LaBelle noted that the U.S. is the only country in the world that permits and imposes a life without possibility of parole sentence on persons who commit their offense prior to the age of 18.

Following the court proceedings, she talked with reporters about the other plaintiffs.

She said Keith Maxey was 16 in 2007 when he accompanied two adults to meet some men to buy marijuana. Three people were shot during the drug deal, including Maxey. One was killed.

Tyrell Adams, 20, pled guilty to second degree murder for shooting the victims. Antoine Bailey, also 20, was convicted of assult with intent to commit murder and sentenced to 15 years.

Maxey was automatically charged and tried as an adult, and is now serving a life term.

"He didn't have a gun, but he's going to die in prison for this," said LaBelle.

Jennifer Pruitt, a 16-year-old runaway with no prior criminal record, participated in a plan to rob one of her neighbors in Pontiac. Elmer Heichel let Pruitt and 23-year-old Donnell Miracle into his house at 1:30 a.m. on August 30, 1992. Jennifer went to use the bathroom and then into the back room to steal the neighbor's wallet. When she came out, she witnessed Miracle stabbing Heichel.

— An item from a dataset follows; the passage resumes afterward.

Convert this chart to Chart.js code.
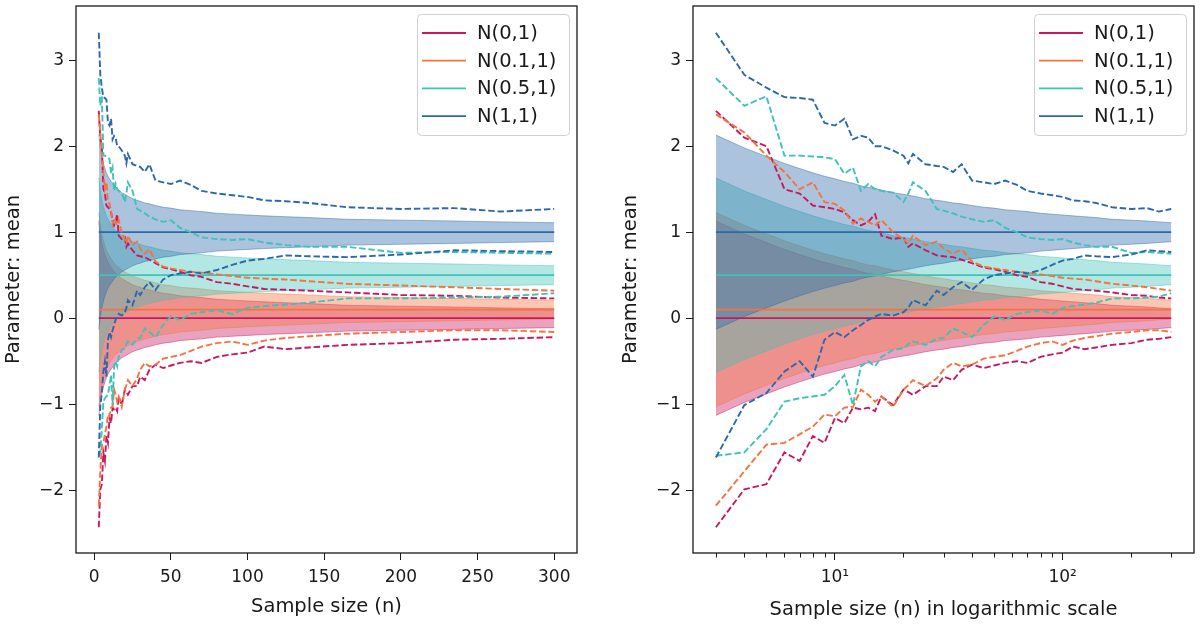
<!DOCTYPE html>
<html>
<head>
<meta charset="utf-8">
<script src="https://cdn.jsdelivr.net/npm/chart.js@4.4.1/dist/chart.umd.min.js"></script>
<style>
  html, body { margin: 0; padding: 0; background: #fff; }
  #wrap { position: relative; width: 1200px; height: 626px; overflow: hidden; }
  .panel { position: absolute; top: 0; height: 626px; }
</style>
</head>
<body>
<div id="wrap">
  <div class="panel" style="left:0; width:600px"><canvas id="linChart"></canvas></div>
  <div class="panel" style="left:617px; width:583px"><canvas id="logChart"></canvas></div>
</div>
<script>
const sampleSizes = [3, 4, 5, 6, 7, 8, 9, 10, 11, 12, 13, 14, 15, 16, 18, 20, 21, 22, 25, 28,
  30, 33, 36, 40, 45, 50, 56, 63, 70, 80, 90, 100, 111, 125, 140, 165, 200, 235, 265, 300];

// half width of the shaded band around each true mean
const bandHalfWidth = [1.13, 0.98, 0.88, 0.80, 0.74, 0.69, 0.65, 0.62, 0.59, 0.57, 0.54, 0.52, 0.51, 0.49, 0.46, 0.44, 0.43, 0.42, 0.39, 0.37,
  0.36, 0.34, 0.33, 0.31, 0.29, 0.28, 0.26, 0.25, 0.24, 0.22, 0.21, 0.20, 0.19, 0.18, 0.17, 0.15, 0.14, 0.13, 0.12, 0.11];

const seriesLabels = ["N(0,1)", "N(0.1,1)", "N(0.5,1)", "N(1,1)"];
const seriesMeans = [0, 0.1, 0.5, 1];
const seriesColors = ["#c8195f", "#f47340", "#3ec2b9", "#2c69ab"];

// dashed upper / lower curves
const crimsonUpper = [2.41, 2.10, 2.00, 1.50, 1.45, 1.31, 1.29, 1.27, 1.23, 1.14, 1.08, 1.12, 1.21, 0.96, 0.92, 0.94, 0.83, 0.87, 0.79, 0.73,
  0.72, 0.71, 0.68, 0.64, 0.59, 0.57, 0.54, 0.50, 0.48, 0.42, 0.40, 0.37, 0.34, 0.33, 0.32, 0.30, 0.27, 0.26, 0.24, 0.23];
const crimsonLower = [-2.43, -1.99, -1.93, -1.56, -1.66, -1.37, -1.45, -1.16, -1.22, -1.04, -1.06, -1.04, -1.08, -0.91, -1.01, -0.83, -0.86, -0.89, -0.79, -0.79,
  -0.68, -0.72, -0.60, -0.54, -0.58, -0.55, -0.52, -0.50, -0.52, -0.45, -0.42, -0.40, -0.33, -0.36, -0.34, -0.31, -0.29, -0.25, -0.24, -0.22];
const orangeUpper = [2.37, 2.16, 1.89, 1.70, 1.50, 1.58, 1.35, 1.33, 1.25, 1.10, 1.16, 1.12, 1.08, 1.14, 1.00, 0.92, 0.87, 0.96, 0.85, 0.89,
  0.81, 0.75, 0.80, 0.66, 0.60, 0.58, 0.56, 0.54, 0.53, 0.51, 0.49, 0.47, 0.46, 0.45, 0.43, 0.40, 0.38, 0.36, 0.34, 0.32];
const orangeLower = [-2.18, -1.78, -1.47, -1.45, -1.35, -1.26, -1.12, -1.14, -1.04, -1.03, -0.83, -0.89, -0.97, -0.91, -1.03, -0.83, -0.78, -0.72, -0.79, -0.70,
  -0.60, -0.52, -0.56, -0.54, -0.47, -0.45, -0.43, -0.38, -0.33, -0.29, -0.27, -0.31, -0.26, -0.23, -0.21, -0.18, -0.16, -0.14, -0.14, -0.16];
const turquoiseUpper = [2.79, 2.47, 2.58, 1.89, 1.89, 1.88, 1.87, 1.85, 1.68, 1.75, 1.48, 1.56, 1.50, 1.48, 1.46, 1.35, 1.45, 1.58, 1.48, 1.27,
  1.25, 1.22, 1.18, 1.15, 1.12, 1.14, 1.05, 1.00, 0.94, 0.92, 0.91, 0.92, 0.88, 0.85, 0.83, 0.83, 0.76, 0.77, 0.76, 0.75];
const turquoiseLower = [-1.60, -1.56, -1.29, -0.97, -0.93, -0.91, -0.89, -0.79, -0.66, -1.01, -0.56, -0.50, -0.56, -0.45, -0.37, -0.35, -0.30, -0.27, -0.31, -0.24,
  -0.23, -0.12, -0.16, -0.22, -0.08, 0.02, -0.02, 0.05, 0.07, 0.09, 0.05, 0.12, 0.14, 0.16, 0.18, 0.23, 0.23, 0.24, 0.25, 0.29];
const blueUpper = [3.32, 2.83, 2.68, 2.57, 2.56, 2.54, 2.27, 2.24, 2.32, 2.08, 2.12, 2.10, 2.00, 2.00, 1.95, 1.89, 1.80, 1.91, 1.79, 1.77,
  1.76, 1.70, 1.79, 1.60, 1.58, 1.56, 1.60, 1.55, 1.48, 1.45, 1.43, 1.41, 1.37, 1.36, 1.34, 1.29, 1.27, 1.28, 1.24, 1.27];
const blueLower = [-1.62, -1.01, -0.87, -0.62, -0.50, -0.68, -0.25, -0.16, -0.22, -0.14, -0.08, -0.02, 0.02, 0.05, 0.03, 0.07, 0.12, 0.21, 0.15, 0.32,
  0.27, 0.36, 0.42, 0.33, 0.45, 0.50, 0.52, 0.54, 0.52, 0.56, 0.62, 0.67, 0.69, 0.73, 0.72, 0.71, 0.74, 0.79, 0.78, 0.77];

const upperCurves = [crimsonUpper, orangeUpper, turquoiseUpper, blueUpper];
const lowerCurves = [crimsonLower, orangeLower, turquoiseLower, blueLower];

// axis ticks
const yTicks = [-2, -1, 0, 1, 2, 3];
const xTicksLinear = [0, 50, 100, 150, 200, 250, 300];
const logMajorTicks = [10, 100];
const logMajorText = ["10\u00b9", "10\u00b2"];
const logMinorTicks = [3, 4, 5, 6, 7, 8, 9, 20, 30, 40, 50, 60, 70, 80, 90, 200, 300];

const FONT = '"DejaVu Sans", "Liberation Sans", sans-serif';
const INK = "#1a1a1a";

function rgba(hex, a) {
  const v = parseInt(hex.slice(1), 16);
  return `rgba(${(v >> 16) & 255},${(v >> 8) & 255},${v & 255},${a})`;
}

function points(values) {
  return sampleSizes.map((n, i) => ({ x: n, y: values[i] }));
}

function buildDatasets() {
  const sets = [];
  seriesLabels.forEach((label, k) => {
    const m = seriesMeans[k];
    const c = seriesColors[k];
    sets.push({
      label: label + " band",
      data: sampleSizes.map((n, i) => ({ x: n, y: m + bandHalfWidth[i] })),
      borderColor: rgba(c, 0.45), borderWidth: 1,
      backgroundColor: rgba(c, 0.4), fill: "+1", order: 20 - k,
    });
    sets.push({
      label: label + " band low",
      data: sampleSizes.map((n, i) => ({ x: n, y: m - bandHalfWidth[i] })),
      borderColor: rgba(c, 0.45), borderWidth: 1, fill: false, order: 20 - k,
    });
  });
  seriesLabels.forEach((label, k) => {
    const c = seriesColors[k];
    sets.push({
      label: label,
      data: [{ x: sampleSizes[0], y: seriesMeans[k] }, { x: sampleSizes[sampleSizes.length - 1], y: seriesMeans[k] }],
      borderColor: c, borderWidth: 1.8, fill: false, order: 10 - k,
    });
    [upperCurves[k], lowerCurves[k]].forEach((curve) => {
      sets.push({
        label: label + " bound",
        data: points(curve),
        borderColor: c, borderWidth: 1.9, borderDash: [6.5, 2.8], fill: false, order: 5 - k,
      });
    });
  });
  sets.forEach((s) => { s.pointRadius = 0; s.tension = 0; });
  return sets;
}

const framePlugin = {
  id: "frame",
  afterDatasetsDraw(chart) {
    const { ctx, chartArea: a } = chart;
    ctx.save();
    if (chart.options.minorTicks) {
      const xs = chart.scales.x;
      ctx.strokeStyle = INK;
      ctx.lineWidth = 1;
      chart.options.minorTicks.forEach((v) => {
        const px = Math.round(xs.getPixelForValue(v)) + 0.5;
        ctx.beginPath();
        ctx.moveTo(px, a.bottom);
        ctx.lineTo(px, a.bottom + 4.5);
        ctx.stroke();
      });
    }
    ctx.strokeStyle = INK;
    ctx.lineWidth = 1.3;
    ctx.strokeRect(a.left, a.top, a.right - a.left, a.bottom - a.top);
    ctx.restore();
  },
};

const boxLegend = {
  id: "boxLegend",
  afterDraw(chart) {
    const { ctx, chartArea: a } = chart;
    const w = 152, h = 121;
    const x0 = a.right - 8 - w, y0 = a.top + 8;
    ctx.save();
    ctx.fillStyle = "rgba(255,255,255,0.85)";
    ctx.strokeStyle = "#d0d0d0";
    ctx.lineWidth = 1;
    ctx.beginPath();
    ctx.roundRect(x0 + 0.5, y0 + 0.5, w, h, 4);
    ctx.fill();
    ctx.stroke();
    ctx.font = "19.5px " + FONT;
    ctx.textBaseline = "middle";
    seriesLabels.forEach((label, k) => {
      const y = y0 + 19 + k * 27.7;
      ctx.strokeStyle = seriesColors[k];
      ctx.lineWidth = 1.8;
      ctx.beginPath();
      ctx.moveTo(x0 + 5, y);
      ctx.lineTo(x0 + 49, y);
      ctx.stroke();
      ctx.fillStyle = INK;
      ctx.fillText(label, x0 + 60, y + 1);
    });
    ctx.restore();
  },
};

function makeChart(canvasId, isLog, rightPad) {
  const xScale = isLog
    ? {
        type: "logarithmic", min: 2.38, max: 377.6,
        afterBuildTicks: (s) => { s.ticks = logMajorTicks.map((v) => ({ value: v, major: true })); },
        ticks: {
          autoSkip: false, maxRotation: 0, padding: 7, color: INK,
          font: { family: FONT, size: 17 },
          callback: (v) => logMajorText[logMajorTicks.indexOf(v)],
        },
        title: { display: true, text: "Sample size (n) in logarithmic scale", color: INK,
          font: { family: FONT, size: 19.5 }, padding: { top: 0, bottom: 4 } },
      }
    : {
        type: "linear", min: -11.85, max: 314.85,
        afterBuildTicks: (s) => { s.ticks = xTicksLinear.map((v) => ({ value: v })); },
        ticks: { autoSkip: false, maxRotation: 0, padding: 7, color: INK, font: { family: FONT, size: 17 } },
        title: { display: true, text: "Sample size (n)", color: INK,
          font: { family: FONT, size: 19.5 }, padding: { top: 0, bottom: 7 } },
      };
  Object.assign(xScale, {
    grid: { display: true, drawOnChartArea: false, drawTicks: true, tickLength: 7, color: INK, tickWidth: 1 },
    border: { display: false },
    afterFit: (s) => { s.height = 73; s.paddingLeft = 0; s.paddingRight = 0; },
  });

  return new Chart(document.getElementById(canvasId), {
    type: "line",
    data: { datasets: buildDatasets() },
    options: {
      responsive: true,
      maintainAspectRatio: false,
      animation: false,
      minorTicks: isLog ? logMinorTicks : null,
      layout: { padding: { left: 0, top: 6, right: rightPad, bottom: 0 } },
      plugins: { legend: { display: false }, tooltip: { enabled: false } },
      scales: {
        x: xScale,
        y: {
          type: "linear", min: -2.73, max: 3.63,
          afterBuildTicks: (s) => { s.ticks = yTicks.map((v) => ({ value: v })); },
          afterFit: (s) => { s.width = 76; s.paddingTop = 0; s.paddingBottom = 0; },
          grid: { display: true, drawOnChartArea: false, drawTicks: true, tickLength: 7, color: INK },
          border: { display: false },
          ticks: {
            padding: 5, color: INK, font: { family: FONT, size: 17 },
            callback: (v) => String(v).replace("-", "\u2212"),
          },
          title: { display: true, text: "Parameter: mean", color: INK,
            font: { family: FONT, size: 19.5 }, padding: { top: 2, bottom: 0 } },
        },
      },
    },
    plugins: [framePlugin, boxLegend],
  });
}

makeChart("linChart", false, 23);
makeChart("logChart", true, 6);
</script>
</body>
</html>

Pruitt reported the murder and her involvement to the police that same day, leading to the subsequent arrest of Miracle.

Pruitt was automatically charged as an adult with first degree murder and armed robbery. Under Michigan law, the court had no discretion to give her any sentence other than life in prison. As in each of the nine cases, the Michigan Parole Board does not have jurisdiction to consider her for parole.

Juvenile offenders are less mature and responsible, and more susceptible to outside pressures than adults, said LaBelle, who believes they are therefore less deserving of Michigan's harshest punishment -- life without parole.

LaBelle said she took on the case after interviewing kids about the treatment they receive when they enter adult prison.

"I had no idea you could do this to kids," she said. "Don't we as a society owe them a second look?"

O'Meara said he expects to issue an opinion within two or three weeks.